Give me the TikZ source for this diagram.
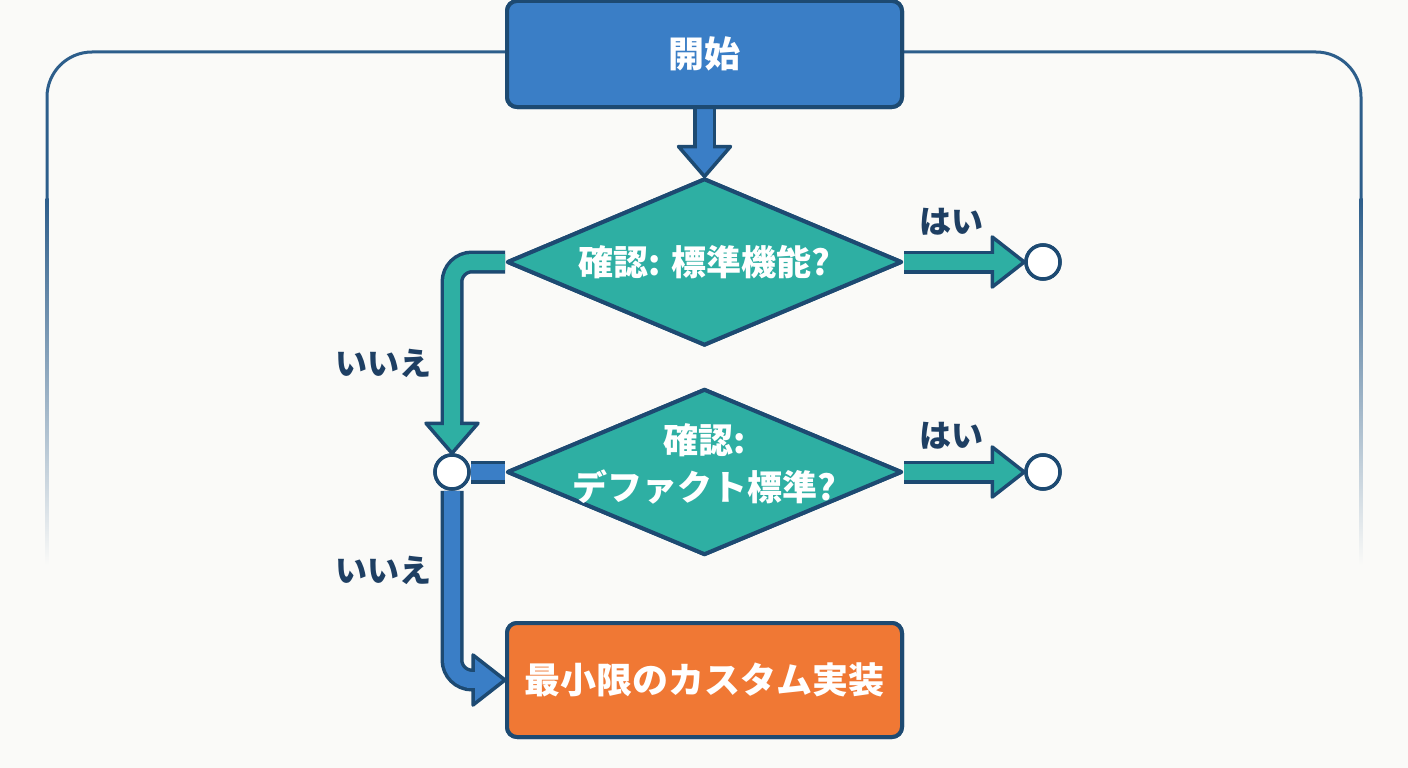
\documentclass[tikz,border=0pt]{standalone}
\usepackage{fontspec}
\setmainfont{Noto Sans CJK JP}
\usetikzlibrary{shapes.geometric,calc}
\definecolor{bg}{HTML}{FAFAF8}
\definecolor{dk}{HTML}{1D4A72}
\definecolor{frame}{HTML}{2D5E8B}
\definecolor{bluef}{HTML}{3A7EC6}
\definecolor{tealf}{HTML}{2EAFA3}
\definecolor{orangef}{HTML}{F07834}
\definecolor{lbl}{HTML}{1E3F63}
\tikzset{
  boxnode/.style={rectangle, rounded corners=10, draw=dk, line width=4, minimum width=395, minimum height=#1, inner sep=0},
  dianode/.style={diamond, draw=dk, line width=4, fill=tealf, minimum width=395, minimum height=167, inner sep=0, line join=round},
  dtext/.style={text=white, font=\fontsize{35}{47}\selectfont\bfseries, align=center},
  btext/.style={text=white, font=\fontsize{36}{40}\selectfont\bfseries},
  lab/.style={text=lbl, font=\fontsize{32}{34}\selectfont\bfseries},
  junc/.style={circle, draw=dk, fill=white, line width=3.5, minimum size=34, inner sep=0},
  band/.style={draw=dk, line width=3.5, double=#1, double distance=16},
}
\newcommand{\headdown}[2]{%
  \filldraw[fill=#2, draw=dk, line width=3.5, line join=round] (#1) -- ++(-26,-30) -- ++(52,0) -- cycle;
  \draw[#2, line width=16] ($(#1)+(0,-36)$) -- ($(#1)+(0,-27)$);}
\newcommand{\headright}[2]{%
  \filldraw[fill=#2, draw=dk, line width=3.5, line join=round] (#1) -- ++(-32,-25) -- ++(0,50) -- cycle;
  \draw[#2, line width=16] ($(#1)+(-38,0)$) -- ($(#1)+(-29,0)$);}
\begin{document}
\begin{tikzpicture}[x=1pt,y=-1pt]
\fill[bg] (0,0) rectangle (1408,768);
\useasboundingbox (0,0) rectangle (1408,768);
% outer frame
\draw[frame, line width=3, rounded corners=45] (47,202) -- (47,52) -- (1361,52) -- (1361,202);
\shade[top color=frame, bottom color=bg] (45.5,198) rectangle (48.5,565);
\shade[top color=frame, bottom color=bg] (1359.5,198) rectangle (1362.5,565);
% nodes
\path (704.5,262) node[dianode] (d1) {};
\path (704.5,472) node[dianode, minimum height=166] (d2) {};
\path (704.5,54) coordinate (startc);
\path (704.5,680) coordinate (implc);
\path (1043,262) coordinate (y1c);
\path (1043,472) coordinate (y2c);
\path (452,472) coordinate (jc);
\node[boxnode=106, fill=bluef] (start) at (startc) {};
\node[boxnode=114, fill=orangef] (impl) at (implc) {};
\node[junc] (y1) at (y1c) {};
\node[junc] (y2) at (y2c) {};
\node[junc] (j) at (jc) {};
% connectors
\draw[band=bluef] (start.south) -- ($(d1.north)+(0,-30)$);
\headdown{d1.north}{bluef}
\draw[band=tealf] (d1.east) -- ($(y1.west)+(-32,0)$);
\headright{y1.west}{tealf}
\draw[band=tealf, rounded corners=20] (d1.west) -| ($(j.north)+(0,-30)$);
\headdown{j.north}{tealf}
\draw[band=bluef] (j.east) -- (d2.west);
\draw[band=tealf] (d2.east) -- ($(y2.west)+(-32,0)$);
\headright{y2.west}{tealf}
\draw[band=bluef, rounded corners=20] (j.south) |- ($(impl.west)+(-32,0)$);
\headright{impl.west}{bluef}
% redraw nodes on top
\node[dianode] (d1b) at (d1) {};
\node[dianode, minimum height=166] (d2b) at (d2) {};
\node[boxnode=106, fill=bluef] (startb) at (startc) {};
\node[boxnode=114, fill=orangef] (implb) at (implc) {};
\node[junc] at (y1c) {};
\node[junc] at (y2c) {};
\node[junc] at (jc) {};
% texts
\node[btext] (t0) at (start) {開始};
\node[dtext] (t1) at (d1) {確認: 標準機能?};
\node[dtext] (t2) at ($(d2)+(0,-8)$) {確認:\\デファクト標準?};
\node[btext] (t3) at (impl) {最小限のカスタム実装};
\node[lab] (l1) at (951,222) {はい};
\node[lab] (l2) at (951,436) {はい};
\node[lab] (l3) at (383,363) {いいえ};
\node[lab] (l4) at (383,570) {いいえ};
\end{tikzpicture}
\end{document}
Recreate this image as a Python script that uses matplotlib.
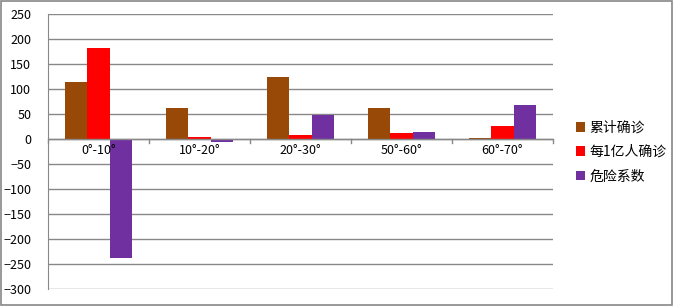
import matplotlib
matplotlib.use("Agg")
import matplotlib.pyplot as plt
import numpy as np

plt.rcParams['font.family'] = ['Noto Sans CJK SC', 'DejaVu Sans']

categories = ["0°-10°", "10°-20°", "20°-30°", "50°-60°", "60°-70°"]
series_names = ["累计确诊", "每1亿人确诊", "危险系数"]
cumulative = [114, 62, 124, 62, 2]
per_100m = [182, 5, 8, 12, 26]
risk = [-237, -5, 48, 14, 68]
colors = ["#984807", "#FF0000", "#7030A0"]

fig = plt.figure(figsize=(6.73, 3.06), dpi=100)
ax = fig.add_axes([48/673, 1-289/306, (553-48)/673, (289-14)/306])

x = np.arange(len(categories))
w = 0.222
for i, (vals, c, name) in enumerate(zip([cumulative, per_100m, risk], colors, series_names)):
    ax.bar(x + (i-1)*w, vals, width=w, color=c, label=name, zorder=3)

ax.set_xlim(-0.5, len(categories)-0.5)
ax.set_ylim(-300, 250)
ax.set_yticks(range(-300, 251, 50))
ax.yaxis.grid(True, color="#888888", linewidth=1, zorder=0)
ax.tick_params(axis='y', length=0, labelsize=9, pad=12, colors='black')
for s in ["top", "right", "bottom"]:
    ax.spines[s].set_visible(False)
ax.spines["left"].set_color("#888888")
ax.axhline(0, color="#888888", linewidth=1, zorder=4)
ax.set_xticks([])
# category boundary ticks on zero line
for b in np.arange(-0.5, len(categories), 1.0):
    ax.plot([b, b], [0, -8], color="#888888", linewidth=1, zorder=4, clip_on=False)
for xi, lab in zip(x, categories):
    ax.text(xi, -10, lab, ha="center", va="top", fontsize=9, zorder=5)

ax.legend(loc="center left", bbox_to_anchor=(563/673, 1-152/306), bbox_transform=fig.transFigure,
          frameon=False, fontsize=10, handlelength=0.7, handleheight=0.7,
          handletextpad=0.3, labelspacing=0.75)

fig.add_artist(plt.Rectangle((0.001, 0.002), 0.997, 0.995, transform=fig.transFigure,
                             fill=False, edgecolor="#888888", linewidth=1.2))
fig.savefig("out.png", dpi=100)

(Work required) Copy word for word only the lines above from the one with "Recreate this image" through the one with "color=c, label=name, zorder=3)". Leave pictures out.

(Result for this task)
Recreate this image as a Python script that uses matplotlib.
import matplotlib
matplotlib.use("Agg")
import matplotlib.pyplot as plt
import numpy as np

plt.rcParams['font.family'] = ['Noto Sans CJK SC', 'DejaVu Sans']

categories = ["0°-10°", "10°-20°", "20°-30°", "50°-60°", "60°-70°"]
series_names = ["累计确诊", "每1亿人确诊", "危险系数"]
cumulative = [114, 62, 124, 62, 2]
per_100m = [182, 5, 8, 12, 26]
risk = [-237, -5, 48, 14, 68]
colors = ["#984807", "#FF0000", "#7030A0"]

fig = plt.figure(figsize=(6.73, 3.06), dpi=100)
ax = fig.add_axes([48/673, 1-289/306, (553-48)/673, (289-14)/306])

x = np.arange(len(categories))
w = 0.222
for i, (vals, c, name) in enumerate(zip([cumulative, per_100m, risk], colors, series_names)):
    ax.bar(x + (i-1)*w, vals, width=w, color=c, label=name, zorder=3)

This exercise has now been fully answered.